Reflections from Vagator

IMG_2259 (Medium)I think there is something to settings that makes you write. It’s not enough to write, you should go where the muse calls you. Maybe VS Naipaul would not have been able to compile his award-winning novels if he was told to sit in the middle of MG Road or Sarjapur Road, right near the Silk Board Junction and write! So, while I can look out at the sea, I can write. But push me to the end of a working day and ask your mind to settle a while, allow the words to flow, and it simply does not. One of my friends, Karen, was telling me in a chat message how she needs to write down all her travel memories, so that she can indeed look back and see that she has led a remarkable life. And how true is that. We all lead such remarkable lives. It’s hidden away within the junkyard of moments we fill our lives with. But there is no such life as a life ordinarily lived. What stories we make of our lives!

And what memories we build. While I was waiting to board the bus in Kempegowda Bus Station in Bangalore on Friday night, I was reminded of one journey nearly five years ago now, perhaps. Karen was there with her husband, Dave. Along with two other Indian friends, Birdy and Mahesh, we were going to take the bus to Banavasi. It was the beginning of a very long weekend. We had dinner in Koramangala and then took separate rickshaws to reach the bus station in the heart of the city. Or rather, Karen, Mahesh, and I reached. Birdy and Dave didn’t. Traffic was piled up on all sides leading to the bus station. There were throngs of people it seemed headed just about to anywhere.

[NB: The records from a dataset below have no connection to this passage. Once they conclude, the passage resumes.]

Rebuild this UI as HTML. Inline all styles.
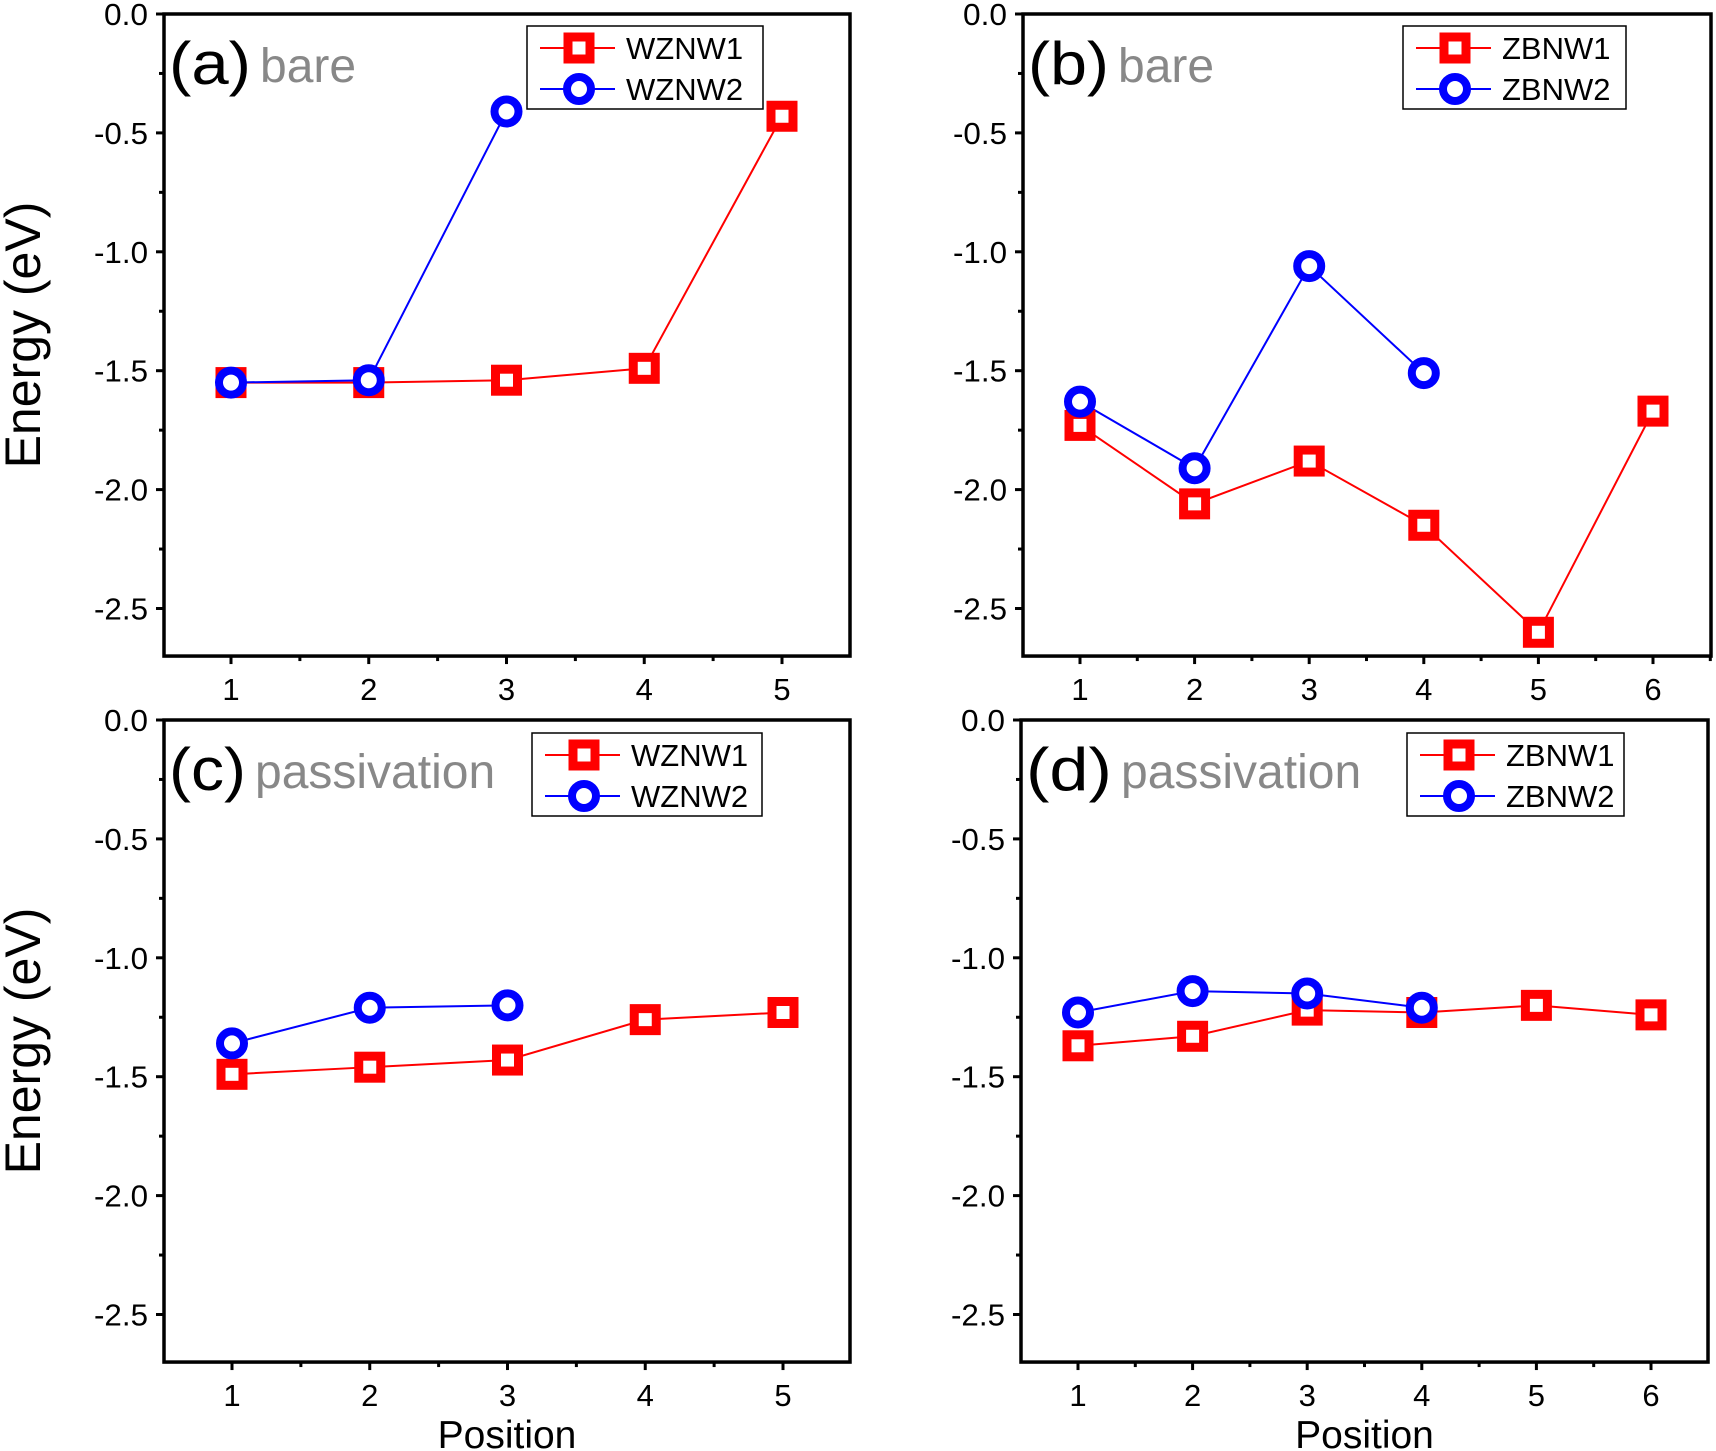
<!DOCTYPE html>
<html><head><meta charset="utf-8"><style>
html,body{margin:0;padding:0;background:#fff;}
svg{display:block;font-family:"Liberation Sans",Arial,sans-serif;}
</style></head><body>
<svg id="s" width="1716" height="1451" viewBox="0 0 1716 1451" xmlns="http://www.w3.org/2000/svg"></svg>
<script>
const S=document.getElementById('s');let h='';
const panels=[
 {L:164,R:850,T:14,x1:231,xn:782,n:5,lab:'(a)',word:'bare',ylab:true,
  s1:[-1.55,-1.55,-1.54,-1.49,-0.43],s2:[-1.55,-1.54,-0.41],names:['WZNW1','WZNW2'],leg:[527,26,763,109],wx:260},
 {L:1023,R:1711,T:14,x1:1080,xn:1653,n:6,lab:'(b)',word:'bare',ylab:false,
  s1:[-1.73,-2.06,-1.88,-2.15,-2.60,-1.67],s2:[-1.63,-1.91,-1.06,-1.51],names:['ZBNW1','ZBNW2'],leg:[1403,26,1626,109],wx:1118},
 {L:164,R:850,T:720,x1:232,xn:783,n:5,lab:'(c)',word:'passivation',ylab:true,pos:true,
  s1:[-1.49,-1.46,-1.43,-1.26,-1.23],s2:[-1.36,-1.21,-1.20],names:['WZNW1','WZNW2'],leg:[532,733,762,816],wx:255},
 {L:1021,R:1708,T:720,x1:1078,xn:1651,n:6,lab:'(d)',word:'passivation',ylab:false,pos:true,
  s1:[-1.37,-1.33,-1.22,-1.23,-1.20,-1.24],s2:[-1.23,-1.14,-1.15,-1.21],names:['ZBNW1','ZBNW2'],leg:[1407,733,1624,816],wx:1121}
];
const K=237.8;
function sq(x,y){return `<rect x="${x-11}" y="${y-11}" width="22" height="22" fill="#fff" stroke="#f00" stroke-width="9"/>`;}
function ci(x,y){return `<circle cx="${x}" cy="${y}" r="12" fill="#fff" stroke="#00f" stroke-width="8"/>`;}
for(const p of panels){
 const B=p.T+2.7*K, dx=(p.xn-p.x1)/(p.n-1);
 const X=i=>p.x1+i*dx, Y=v=>p.T-v*K;
 h+=`<rect x="${p.L}" y="${p.T}" width="${p.R-p.L}" height="${B-p.T}" fill="none" stroke="#000" stroke-width="3.5"/>`;
 for(let k=0;k<=10;k++){const v=-k*0.25;if(v<-2.7)break;const y=Y(v);
  h+=`<line x1="${p.L-(k%2?5:8)}" y1="${y}" x2="${p.L}" y2="${y}" stroke="#000" stroke-width="3"/>`;
  if(k%2==0)h+=`<text x="${p.L-16}" y="${y+11}" font-size="31" text-anchor="end" textLength="${v==0?44:54}" lengthAdjust="spacingAndGlyphs">${v.toFixed(1)}</text>`;}
 for(let k=-1;k<=2*p.n;k++){const x=p.x1+k*dx/2;if(x<p.L||x>p.R)continue;
  h+=`<line x1="${x}" y1="${B}" x2="${x}" y2="${B+(k%2?5:8)}" stroke="#000" stroke-width="3"/>`;
  if(k%2==0&&k>=0&&k/2<p.n)h+=`<text x="${x}" y="${B+44}" font-size="31" text-anchor="middle">${k/2+1}</text>`;}
 if(p.ylab){const cy=(p.T+B)/2;h+=`<text transform="translate(40,${cy}) rotate(-90)" font-size="50" text-anchor="middle">Energy (eV)</text>`;}
 if(p.pos)h+=`<text x="${(p.L+p.R)/2}" y="1448" font-size="39" text-anchor="middle">Position</text>`;
 h+=`<polyline points="${p.s1.map((v,i)=>X(i)+','+Y(v)).join(' ')}" fill="none" stroke="#f00" stroke-width="2"/>`;
 h+=`<polyline points="${p.s2.map((v,i)=>X(i)+','+Y(v)).join(' ')}" fill="none" stroke="#00f" stroke-width="2"/>`;
 p.s1.forEach((v,i)=>h+=sq(X(i),Y(v)));
 p.s2.forEach((v,i)=>h+=ci(X(i),Y(v)));
 const [a,b,c,d]=p.leg, m=a+52, y1=b+22, y2=b+63;
 h+=`<rect x="${a}" y="${b}" width="${c-a}" height="${d-b}" fill="#fff" stroke="#000" stroke-width="1.5"/>`;
 h+=`<line x1="${a+13}" y1="${y1}" x2="${a+88}" y2="${y1}" stroke="#f00" stroke-width="2"/>`+sq(m,y1);
 h+=`<line x1="${a+13}" y1="${y2}" x2="${a+88}" y2="${y2}" stroke="#00f" stroke-width="2"/>`+ci(m,y2);
 h+=`<text x="${a+99}" y="${y1+11}" font-size="31">${p.names[0]}</text><text x="${a+99}" y="${y2+11}" font-size="31">${p.names[1]}</text>`;
 const by=p.T+70;
 h+=`<text x="${p.L+5}" y="${by}" font-size="60" textLength="${p.wx-p.L-14}" lengthAdjust="spacingAndGlyphs">${p.lab}</text><text x="${p.wx}" y="${by-2}" font-size="48" fill="#888">${p.word}</text>`;
}
S.innerHTML=h;
</script>
</body></html>
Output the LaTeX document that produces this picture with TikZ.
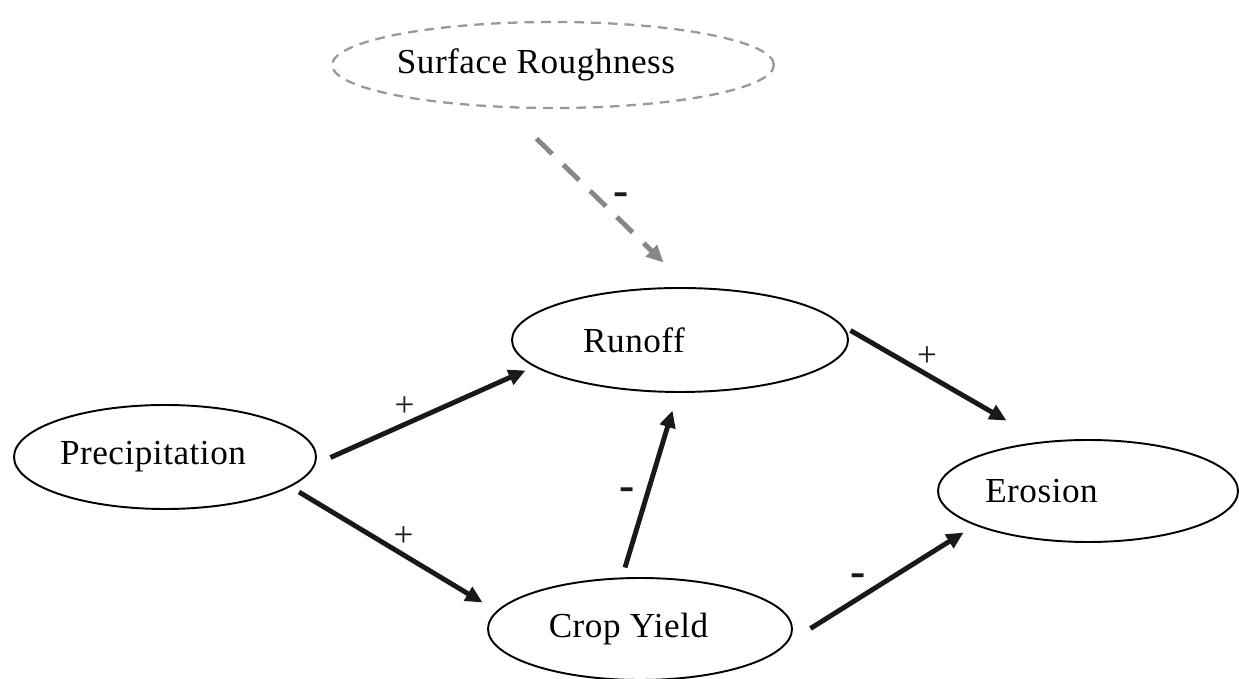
\documentclass[tikz,border=0pt]{standalone}
\usepackage{fontspec}
\setmainfont{Liberation Serif}[LetterSpace=1.5]
\setsansfont{Liberation Sans}
\usepackage{tikz}
\usetikzlibrary{shapes,arrows.meta,calc}

\begin{document}
\begin{tikzpicture}[
    factor/.style={
      ellipse,
      draw,
      line width=1.1pt,
      inner sep=0pt,
      minimum width=6.04cm,
      minimum height=2.08cm,
      font=\fontsize{20}{24}\selectfont
    },
    latent/.style={factor, draw=black!40, dash pattern=on 5.5pt off 4pt, line width=1.3pt},
    line/.style={draw, -{Triangle[length=0.34cm, width=0.31cm]}, line width=2.8pt, black!90},
    dline/.style={line, black!47, dash pattern=on 12.5pt off 8.8pt},
    plus/.style={font=\fontsize{20}{24}\selectfont, inner sep=0pt, text=black!90},
    minus/.style={font=\bfseries\fontsize{26}{30}\selectfont, inner sep=0pt, text=black!90},
]
    \useasboundingbox (0,0) rectangle (24.78,13.58);

    \node [factor] (pre) at (3.3,4.44) {Precipitation\hspace*{0.48cm}};
    \node [factor, minimum width=6.72cm] (run) at (13.6,6.78) {Runoff\hspace*{1.84cm}};
    \node [factor, minimum width=6.08cm, minimum height=2.04cm] (crop) at (12.8,1.0) {Crop Yield\hspace*{0.46cm}};
    \node [factor, minimum width=6cm, minimum height=2.04cm] (ero) at (21.76,3.76) {Erosion\hspace*{1.86cm}};
    \node [latent, minimum width=8.8cm, minimum height=1.72cm] (rough) at (11.06,12.28) {Surface Roughness\hspace*{0.68cm}};

    % signed links
    \path [line] ([shift={(0.27,-0.01)}]pre.east) -- node [plus, pos=0.38, yshift=0.36cm] {+} ([shift={(0.29,-0.61)}]run.west);
    \path [line] ([shift={(-0.36,-0.70)}]pre.east) -- node [plus, pos=0.57, yshift=0.36cm] {+} ([shift={(-0.09,0.53)}]crop.west);
    \path [line] ([shift={(-0.3,0.19)}]crop.north) -- node [minus, pos=0.47, xshift=-0.41cm] {-} ([shift={(-0.15,-0.35)}]run.south);
    \path [line] ([shift={(0.03,0.19)}]run.east) -- node [plus, pos=0.49, yshift=0.37cm] {+} ([shift={(-1.63,0.37)}]ero.north);
    \path [line] ([shift={(0.35,0.01)}]crop.east) -- node [minus, pos=0.31, yshift=0.38cm] {-} ([shift={(0.53,-0.83)}]ero.west);
    \path [dline] ([shift={(-0.33,-0.59)}]rough.south) -- node [minus, pos=0.67, yshift=0.45cm] {-} ([shift={(-0.33,0.49)}]run.north);

\end{tikzpicture}
\end{document}
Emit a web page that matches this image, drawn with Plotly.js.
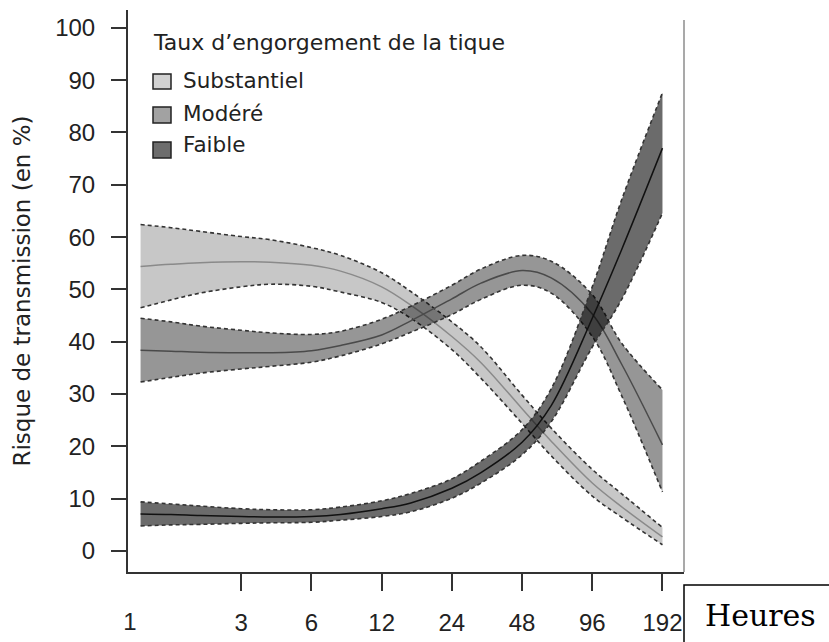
<!DOCTYPE html>
<html>
<head>
<meta charset="utf-8">
<script src="https://cdn.plot.ly/plotly-3.0.1.min.js"></script>
<style>html,body{margin:0;padding:0;background:#fff;}#chart{width:829px;height:642px;}</style>
</head>
<body>
<div id="chart"></div>
<script>
// Hours (log axis)
var hours = [1.11, 1.5, 2, 3, 4, 6, 8, 12, 16, 24, 32, 48, 64, 96, 128, 192];
var tickHours = [3, 6, 12, 24, 48, 96, 192];
var yTicks = [0, 10, 20, 30, 40, 50, 60, 70, 80, 90, 100];

// Substantiel
var subCenter = [54.4, 54.8, 55.1, 55.3, 55.2, 54.6, 53.5, 50.5, 47, 41, 36, 27.2, 21, 13, 8.5, 2.7];
var subUpper  = [62.4, 61.8, 61.1, 60.1, 59.5, 58, 56.5, 53.2, 49.6, 43.8, 39, 29.8, 23.5, 15.6, 11, 4.5];
var subLower  = [46.5, 48, 49.3, 50.5, 51, 50.6, 49.5, 47.5, 44.5, 38.5, 33, 24.4, 18.2, 10.5, 6.5, 1.2];

// Modéré
var modCenter = [38.4, 38.2, 38, 37.9, 37.9, 38.3, 39.3, 41.3, 44, 48.2, 51.2, 53.6, 52.2, 45.3, 35.8, 20.3];
var modUpper  = [44.5, 43.8, 43, 42.2, 41.7, 41.4, 42, 44.3, 46.8, 50.8, 53.9, 56.5, 55.4, 49, 39.8, 30.8];
var modLower  = [32.3, 33.2, 34, 34.8, 35.3, 36.1, 37.3, 39.6, 41.8, 45.2, 48.1, 50.8, 49.3, 41, 29.8, 11.3];

// Faible
var faiCenter = [7.1, 7, 6.8, 6.6, 6.5, 6.6, 7, 8.1, 9.2, 12, 15, 20.8, 27.8, 44.5, 57.5, 77];
var faiUpper  = [9.4, 9, 8.6, 8.1, 7.9, 7.9, 8.4, 9.6, 11, 13.8, 17.2, 23.2, 31, 50.5, 67, 87.6];
var faiLower  = [4.8, 5, 5.1, 5.3, 5.4, 5.5, 5.9, 6.6, 7.5, 10.1, 13, 18.4, 24.7, 39, 48, 64.6];

var legendTitle = "Taux d\u2019engorgement de la tique";
var seriesNames = ["Substantiel", "Modéré", "Faible"];
var legendColors = ["#d2d2d2", "#a2a2a2", "#6c6c6c"];

function band(lower, center, upper, fill, lineColor) {
  var edge = {color: "#333", width: 1.6, dash: "4px,3px", shape: "spline"};
  return [
    {x: hours, y: lower, type: "scatter", mode: "lines", line: edge, hoverinfo: "skip", showlegend: false},
    {x: hours, y: upper, type: "scatter", mode: "lines", line: edge, fill: "tonexty", fillcolor: fill, hoverinfo: "skip", showlegend: false},
    {x: hours, y: center, type: "scatter", mode: "lines", line: {color: lineColor, width: 1.5, shape: "spline"}, showlegend: false}
  ];
}

var traces = []
  .concat(band(subLower, subCenter, subUpper, "rgba(0,0,0,0.22)", "#8a8a8a"))
  .concat(band(modLower, modCenter, modUpper, "rgba(0,0,0,0.41)", "#4a4a4a"))
  .concat(band(faiLower, faiCenter, faiUpper, "rgba(0,0,0,0.58)", "#111111"));

// invisible trace for the second x axis carrying the "1" label
traces.push({x: [1], y: [null], xaxis: "x2", type: "scatter", mode: "lines", showlegend: false, hoverinfo: "skip"});

var L = 128, R = 684, T = 10, B = 572, W = 829, H = 642;
function px(x) { return (x - L) / (R - L); }
function py(y) { return (B - y) / (B - T); }

var shapes = [
  {type: "line", xref: "paper", yref: "paper", x0: 1, x1: 1, y0: 0, y1: py(20), line: {color: "#8c8c8c", width: 1.5}},
  {type: "rect", xref: "paper", yref: "paper", x0: 1, x1: px(840), y0: py(650), y1: py(585), line: {color: "#000", width: 1.5}, fillcolor: "rgba(0,0,0,0)"}
];
var annotations = [
  {xref: "paper", yref: "paper", x: px(151), y: py(43), xanchor: "left", yanchor: "middle", showarrow: false,
   text: legendTitle, font: {family: "DejaVu Sans", size: 22, color: "#222"}},
  {xref: "paper", yref: "paper", x: px(760), y: py(615), xanchor: "center", yanchor: "middle", showarrow: false,
   text: "Heures", font: {family: "DejaVu Serif", size: 30, color: "#000"}}
];
var boxY = [[74, 89], [107, 123], [142, 158]];
var textY = [81, 114, 144];
for (var i = 0; i < 3; i++) {
  shapes.push({type: "rect", xref: "paper", yref: "paper", x0: px(153), x1: px(171), y0: py(boxY[i][1]), y1: py(boxY[i][0]),
    line: {color: "#222", width: 1.5}, fillcolor: legendColors[i]});
  annotations.push({xref: "paper", yref: "paper", x: px(181), y: py(textY[i]), xanchor: "left", yanchor: "middle", showarrow: false,
    text: seriesNames[i], font: {family: "DejaVu Sans", size: 21.5, color: "#222"}});
}

var xr = [Math.log10(1) - 2 / 233.2, Math.log10(1) + (684 - 130) / 233.2];
var tickFont = {family: "Liberation Sans", size: 24, color: "#222"};
var layout = {
  width: W, height: H,
  margin: {l: L, r: W - R, t: T, b: H - B, pad: 0},
  paper_bgcolor: "#fff", plot_bgcolor: "#fff",
  showlegend: false,
  xaxis: {type: "log", range: xr, tickvals: tickHours, ticktext: tickHours.map(String),
    ticks: "outside", ticklen: 17, tickwidth: 2, tickcolor: "#333",
    showline: true, linecolor: "#333", linewidth: 2, showgrid: false, zeroline: false,
    tickfont: tickFont, ticklabelstandoff: 11},
  xaxis2: {type: "log", range: xr, overlaying: "x", side: "bottom", tickvals: [1], ticktext: ["1"],
    ticks: "", showline: false, showgrid: false, zeroline: false,
    tickfont: tickFont, ticklabelstandoff: 33},
  yaxis: {range: [-4.0, 103.4], tickvals: yTicks, ticks: "outside", ticklen: 15, tickwidth: 2, tickcolor: "#333",
    showline: true, linecolor: "#333", linewidth: 2, showgrid: false, zeroline: false,
    tickfont: tickFont, ticklabelstandoff: 11,
    title: {text: "Risque de transmission (en %)", font: {family: "DejaVu Sans", size: 23, color: "#222"}, standoff: 18}},
  shapes: shapes,
  annotations: annotations
};

Plotly.newPlot("chart", traces, layout, {displayModeBar: false, staticPlot: true});
</script>
</body>
</html>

The bus we were taking was the state road transportation bus. It wasn’t meant for comfort. It was meant to help you reach your destination. Rickety seats. Open air windows. But it was already packed. And much to our chagrin, the bus was going to leave on time. We jumped on to the bus, appealing to the driver and the conductor, telling him to wait for our friends to catch up. In vain. He was going to leave. He had to be on time. I shook my head in disbelief. Late? It was just a minute past 8PM! The bus starts to pull away.

I frantically message Birdy and if SMSes could scream, it was a scream. She screams back, saying that they left the rickshaw because it wasn’t moving in the traffic and are now walking their way to the bus. Running their way. Karen and I look at each other, the same thought running through our heads. Should we wait for them? Should we jump off the bus? Mahesh is hanging on the foot board, looking for one white head and one dark head to emerge from the thronging masses. We didn’t want to take a decision. We want the decision to be forced on us. Ah, much like life. We wait. I call Birdy and I am shouting. Passengers are staring. Almost teasingly, the bus moves out. Slowly. Excruciatingly. But it’s moving. But the traffic saves us. Just as it also pushes us to the limit. The bus just crawls along behind what seems like hundreds of other buses, all headed in 4 different directions, it looks like. And then, Mahesh yells. “They are here.” On cue, they arrive. Breathless. Clambering on to the bus. We smile. Dave says ‘hah.’ Just like that the ‘hah’ becomes a memory. I would not know then that this would be a memory. But that’s the thing about memories. They never tell you. They sneak on to you and weave something special out of that moment. A memory is that moment you realize what constitutes the memorable in your life. Now, each time I visit the central bus station, I think of that one night. The tension and the stress dissolving into one magical pause when you know everything is going to be all right. I feel at the end of my life that’s what I am going to think. All this tension and stress and hullabaloo. But in the end, it was just all right. What memories we weave. What memories.